NOTE: The pattern trades above are setups that I see for a potential swing trade or short term trade opportunities. Some will fail to follow through on the pattern, some will break and trade according to the pattern. The key is to use discipline in the trades. Entry, Exit and Target on all trades is vital. I am posting these as opportunities that I see when doing scans daily. You can use them as a teaching tool or you can trade them, either way please use discipline. The best way to treat these as a learning tool is to assume a $100,000 portfolio and each positions receives a 5% allocation. If we state to take a 1/2 position as an example you would only allocate 2.5% to that position. I would use a downside risk of $500 per trade as a maximum loss. That will help  you learn position sizing and risk management. All investing comes with risk. Our job as investors is to manage the risk. Keep your focus and discipline in place.

Facebook (FB) Update:

  • 11/25 – Still sitting on support and we remain in the same strategy as above. We will decide in the next two weeks how to treat our options based on the movement. Patience for now.

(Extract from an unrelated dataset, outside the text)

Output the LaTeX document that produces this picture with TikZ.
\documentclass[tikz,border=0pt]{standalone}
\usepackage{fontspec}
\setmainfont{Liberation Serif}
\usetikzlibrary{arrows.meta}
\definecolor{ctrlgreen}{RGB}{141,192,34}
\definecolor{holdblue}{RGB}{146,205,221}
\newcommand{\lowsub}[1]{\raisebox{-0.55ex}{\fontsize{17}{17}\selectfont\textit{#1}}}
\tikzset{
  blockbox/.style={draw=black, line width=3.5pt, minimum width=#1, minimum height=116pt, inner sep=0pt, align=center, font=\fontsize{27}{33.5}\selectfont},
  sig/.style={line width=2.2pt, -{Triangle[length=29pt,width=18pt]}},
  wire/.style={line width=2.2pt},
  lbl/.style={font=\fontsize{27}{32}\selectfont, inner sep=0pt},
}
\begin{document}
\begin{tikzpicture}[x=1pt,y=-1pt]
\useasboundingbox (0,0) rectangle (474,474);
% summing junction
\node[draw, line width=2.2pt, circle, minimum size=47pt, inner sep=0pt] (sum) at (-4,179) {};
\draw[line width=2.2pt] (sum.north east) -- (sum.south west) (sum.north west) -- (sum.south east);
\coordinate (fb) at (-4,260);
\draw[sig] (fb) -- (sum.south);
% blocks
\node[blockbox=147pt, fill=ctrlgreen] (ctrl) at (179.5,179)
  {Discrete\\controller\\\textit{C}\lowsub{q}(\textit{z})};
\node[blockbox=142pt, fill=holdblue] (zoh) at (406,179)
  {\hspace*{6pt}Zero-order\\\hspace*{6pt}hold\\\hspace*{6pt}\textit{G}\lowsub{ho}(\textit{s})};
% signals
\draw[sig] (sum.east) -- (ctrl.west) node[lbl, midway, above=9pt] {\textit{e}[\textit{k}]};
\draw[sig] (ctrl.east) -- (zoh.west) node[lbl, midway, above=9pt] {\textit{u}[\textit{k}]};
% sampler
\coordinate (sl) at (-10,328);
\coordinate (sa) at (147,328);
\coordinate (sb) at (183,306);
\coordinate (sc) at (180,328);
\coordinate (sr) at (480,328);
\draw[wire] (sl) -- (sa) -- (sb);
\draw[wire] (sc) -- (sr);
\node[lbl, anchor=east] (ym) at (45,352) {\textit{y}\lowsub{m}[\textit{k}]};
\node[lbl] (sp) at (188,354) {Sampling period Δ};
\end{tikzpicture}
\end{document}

  • 11/27 – With the break of support on Monday we will look to exercise our options on the stock we currently hold in December and that will give us zero shares and a nice profit in the position. The initial break lower on Tuesday was interesting, but some buying followed to push back above the support at$45.50. Micro downtrend still in play without some buying to reverse.
  • 12/2 – Got a reversal and looking to exit the put contracts and hold the stock. Sold @ $6 on stop.
  • 12/5 – Watching to see how the stock follows through on the rumor mill of being added to the S&P 500 index. Expect a test or pullback after the news settles. I am looking at the put contracts out to the March/April timeline  again if we don’t hold support.
  • 12/9 – Mixed trading day on Friday that ended lower. The reversal is being driven by the sector and the S&P 500 addition. Looking for a potential move back to the previous high.  Added position (See Above Pattern Trades) and we will manage it accordingly. This is a trade position only.